A tiny bit of technical stuff (bit not much!)
Let us zoom in on these difficulties a bit. To do so, we cannot avoid looking at the way modern computers and compilers operate. Nevertheless, by abstracting away the lowest-level details, the explanation should be at a sufficiently high level to be understood by a general audience, and sufficiently specific to satisfy domain experts.
Missing data structures and semantics. Arguably the hardest challenge is the lack of information about data structures and their semantics. Programmers are taught to design their data structures first and write the code second. Phrased differently, the data structures form the heart of the program. Not having the data structures makes reverse engineering an arduous, manual task. Unfortunately, after compilation the data structures themselves are completely invisible. To illustrate this, suppose a function in a program has a variable that represents an employee record. The data type used for the record consists of an array of up to 128 characters (bytes) to represent the employees name, a 16 bit integer number to represent the year of birth, a byte to represent the month, and another byte to represent the day. Most programming languages have language constructs to define such a record. For instance, the left hand side of the figure below shows how this could be defined in the language C.
Things get much worse. For instance, compiler optimizations may change the binary beyond recognition. This is known as WYSINWYX (What You See Is Not What You eXecute). Also, allocations on the stack are more difficult than explicit allocations on the heap.
Missing higher-level code and semantics. Besides the data structures, we also lack the actual code in a highlevel programming language, but here at least we have the instructions at the assembly level (shown as 2 instructions of pseudo-assembly in the figure on the right). Although we no longer have the names of fields and variables, and compiler optimizations may well have changed the program structure considerably, good programmers are able to recognize certain blocks of assembly code and translate them to a higher-level equivalent. Doing so is still manual labour, but unlike with data structures, we know where to start.
- Will all the tools be released as open source? To this question I replied that I cannot promise this yet, but that this is what I normally do. I stress that this is what I have always done. Many of my projects (Argos, Streamline) are available as open source.
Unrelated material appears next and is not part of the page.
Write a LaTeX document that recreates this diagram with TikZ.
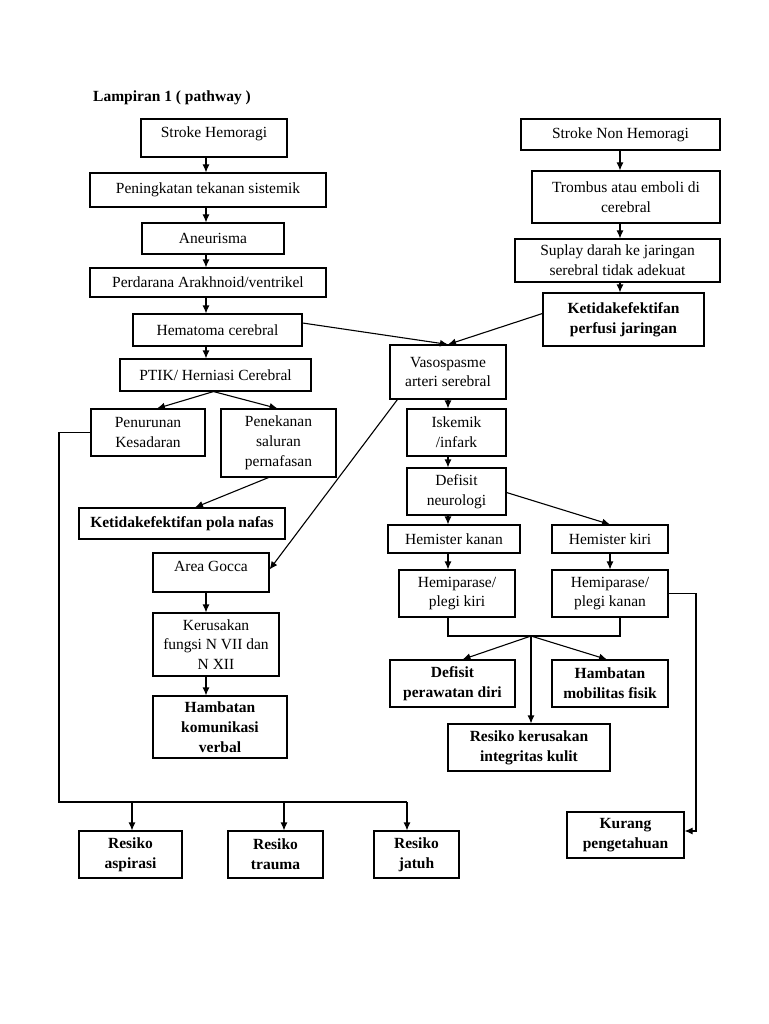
\documentclass[tikz,border=0pt]{standalone}
\usepackage{fontspec}
\setmainfont{Liberation Serif}
\usetikzlibrary{arrows.meta}

\begin{document}
\begin{tikzpicture}[x=1pt,y=-1pt,
  box/.style={draw,line width=1.1pt,inner sep=0pt,align=center,font=\fontsize{15.5}{19.8}\selectfont},
  bbox/.style={box,font=\fontsize{15.5}{19.8}\selectfont\bfseries},
  arr/.style={-{Latex[length=8pt,width=7pt]},line width=1.1pt},
  ln/.style={line width=1.1pt}]
\fill[white] (0,0) rectangle (768,1024);
\useasboundingbox (0,0) rectangle (768,1024);

\node[anchor=base west,inner sep=0pt,font=\fontsize{15.5}{19.8}\selectfont\bfseries] (title) at (93,102) {Lampiran 1 ( pathway )};

% spines for the vertical arrows
\coordinate (lsp) at (206,0);
\coordinate (csp) at (448,0);
\coordinate (rsp) at (620,0);
\coordinate (bk)  at (620,0);
\coordinate (rl)  at (696,0);
\coordinate (ll)  at (59,0);
\coordinate (jn)  at (531,636);
\coordinate (b1)  at (132,802);
\coordinate (b2)  at (284,802);
\coordinate (b3)  at (407,802);

% left column
\node[box,minimum width=146pt,minimum height=38pt,text depth=12pt] (SH) at (214,138) {Stroke Hemoragi};
\node[box,minimum width=236pt,minimum height=34pt] (PTS) at (208,190) {Peningkatan tekanan sistemik};
\node[box,minimum width=142pt,minimum height=31pt] (AN) at (213,238.5) {Aneurisma};
\node[box,minimum width=236pt,minimum height=29pt] (PA) at (208,282.5) {Perdarana Arakhnoid/ventrikel};
\node[box,minimum width=169pt,minimum height=32pt] (HC) at (217.5,330) {Hematoma cerebral};
\node[box,minimum width=191pt,minimum height=32pt] (PT) at (215.5,375) {PTIK/ Herniasi Cerebral};
\node[box,minimum width=114pt,minimum height=47pt] (PN) at (148,432.5) {Penurunan\\Kesadaran};
\node[box,minimum width=115pt,minimum height=68pt] (PS) at (278.5,443) {Penekanan\\saluran\\pernafasan};
\node[bbox,minimum width=206pt,minimum height=31pt] (KN) at (182,523.5) {Ketidakefektifan pola nafas};
\node[box,minimum width=116pt,minimum height=39pt,text depth=12pt] (AG) at (211,572.5) {Area Gocca};
\node[box,minimum width=126pt,minimum height=63pt] (KF) at (216,644.5) {Kerusakan\\fungsi N VII dan\\N XII};
\node[bbox,minimum width=134pt,minimum height=62pt] (HB) at (220,727) {Hambatan\\komunikasi\\verbal};

% right column
\node[box,minimum width=199pt,minimum height=31pt] (SNH) at (620.5,134.5) {Stroke Non Hemoragi};
\node[box,minimum width=188pt,minimum height=52pt] (TR) at (626,197) {Trombus atau emboli di\\cerebral};
\node[box,minimum width=205pt,minimum height=43pt] (SU) at (617.5,260.5) {Suplay darah ke jaringan\\serebral tidak adekuat};
\node[bbox,minimum width=161pt,minimum height=53pt] (KP) at (623.5,319.5) {Ketidakefektifan\\perfusi jaringan};

% middle column
\node[box,minimum width=116pt,minimum height=54pt] (VS) at (448,372) {Vasospasme\\arteri serebral};
\node[box,minimum width=99pt,minimum height=47pt] (IS) at (456.5,432.5) {Iskemik\\/infark};
\node[box,minimum width=99pt,minimum height=47pt] (DN) at (456.5,491.5) {Defisit\\neurologi};
\node[box,minimum width=132pt,minimum height=28pt] (HK) at (454,539) {Hemister kanan};
\node[box,minimum width=116pt,minimum height=28pt] (HKi) at (610,539) {Hemister kiri};
\node[box,minimum width=116pt,minimum height=47pt] (HPk) at (457,593.5) {Hemiparase/\\plegi kiri};
\node[box,minimum width=116pt,minimum height=47pt] (HPn) at (610,593.5) {Hemiparase/\\plegi kanan};
\node[bbox,minimum width=125pt,minimum height=47pt] (DP) at (452.5,683.5) {Defisit\\perawatan diri};
\node[bbox,minimum width=116pt,minimum height=47pt] (HM) at (610,683.5) {Hambatan\\mobilitas fisik};
\node[bbox,minimum width=162pt,minimum height=47pt] (RK) at (529,747.5) {Resiko kerusakan\\integritas kulit};
\node[bbox,minimum width=117pt,minimum height=46pt] (KU) at (625.5,835) {Kurang\\pengetahuan};

% bottom row
\node[bbox,minimum width=103pt,minimum height=47pt] (RA) at (130.5,854.5) {Resiko\\aspirasi};
\node[bbox,minimum width=95pt,minimum height=47pt] (RT) at (275.5,854.5) {Resiko\\trauma};
\node[bbox,minimum width=85pt,minimum height=47pt] (RJ) at (416.5,854.5) {Resiko\\jatuh};

% arrows left
\draw[arr] (SH.south -| lsp) -- (PTS.north -| lsp);
\draw[arr] (PTS.south -| lsp) -- (AN.north -| lsp);
\draw[arr] (AN.south -| lsp) -- (PA.north -| lsp);
\draw[arr] (PA.south -| lsp) -- (HC.north -| lsp);
\draw[arr] (HC.south -| lsp) -- (PT.north -| lsp);
\draw[arr] ([xshift=-2pt]PT.south) -- ([xshift=9pt]PN.north);
\draw[arr] ([xshift=-2pt]PT.south) -- ([xshift=-1pt]PS.north);
\draw[arr] ([xshift=-10pt]PS.south) -- ([xshift=13pt]KN.north);
\draw[arr] (AG.south -| lsp) -- (KF.north -| lsp);
\draw[arr] (KF.south -| lsp) -- (HB.north -| lsp);

% arrows right
\draw[arr] (SNH.south -| rsp) -- (TR.north -| rsp);
\draw[arr] (TR.south -| rsp) -- (SU.north -| rsp);
\draw[arr] (SU.south -| rsp) -- (KP.north -| rsp);
\draw[arr] ([yshift=7pt]HC.east) -- (VS.north);
\draw[arr] ([yshift=6pt]KP.west) -- (VS.north);

% arrows middle
\draw[arr] ([xshift=8pt]VS.south west) -- ([yshift=3pt]AG.east);
\draw[arr] (VS.south -| csp) -- (IS.north -| csp);
\draw[arr] (IS.south -| csp) -- (DN.north -| csp);
\draw[arr] (DN.south -| csp) -- (HK.north -| csp);
\draw[arr] ([yshift=-1pt]DN.east) -- (HKi.north);
\draw[arr] (HK.south -| csp) -- (HPk.north -| csp);
\draw[arr] (HKi.south) -- (HPn.north);
\draw[ln] (HPk.south -| csp) |- (jn) -| (HPn.south -| bk);
\draw[arr] (jn) -- ([xshift=10pt]DP.north);
\draw[arr] (jn) -- ([xshift=-3pt]HM.north);
\draw[arr] (jn) -- (RK.north -| jn);
\draw[arr] (HPn.east) -| ([yshift=4pt]KU.east -| rl) -- ([yshift=4pt]KU.east);

% bottom
\draw[ln] (PN.west) -| (ll |- b1) -- (b3);
\draw[arr] (b1) -- (RA.north -| b1);
\draw[arr] (b2) -- (RT.north -| b2);
\draw[arr] (b3) -- (RJ.north -| b3);
\end{tikzpicture}
\end{document}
However, I have to be a bit cautious as I am not sure about legal issues, licenses of software that we will use etc. Also, code has to be stable (and I know from experience that software, once released, typically takes a lot of time in maintenance, bug fixes, etc). At any rate, the results of this research will be made public. As always we intend to publish how we do this and how well things work. So anyone can reproduce the results.
- Is the aim to destroy the software industry? What a strange idea. I do not aim to plagiarise commercial software, kill off any industries, or work for miscreants that work evil. I do want to enable you to analyse and improve the software you bought or downloaded.
- Compiler-optimisations will make it impossible to reverse engineer. Ah yes, they make it harder. An unrolled loop may no longer look like a loop, and if the unrolled loop accesses an array, it is difficult to recognise the accesses to the array as such (and thus to recover the array). But impossible? No.
- Will the RE be fully automated? No. I do not think it can be. Some higher level semantics and naming will still be done by a human engineer. The plan is to make RE straightforward rather than close to impossible.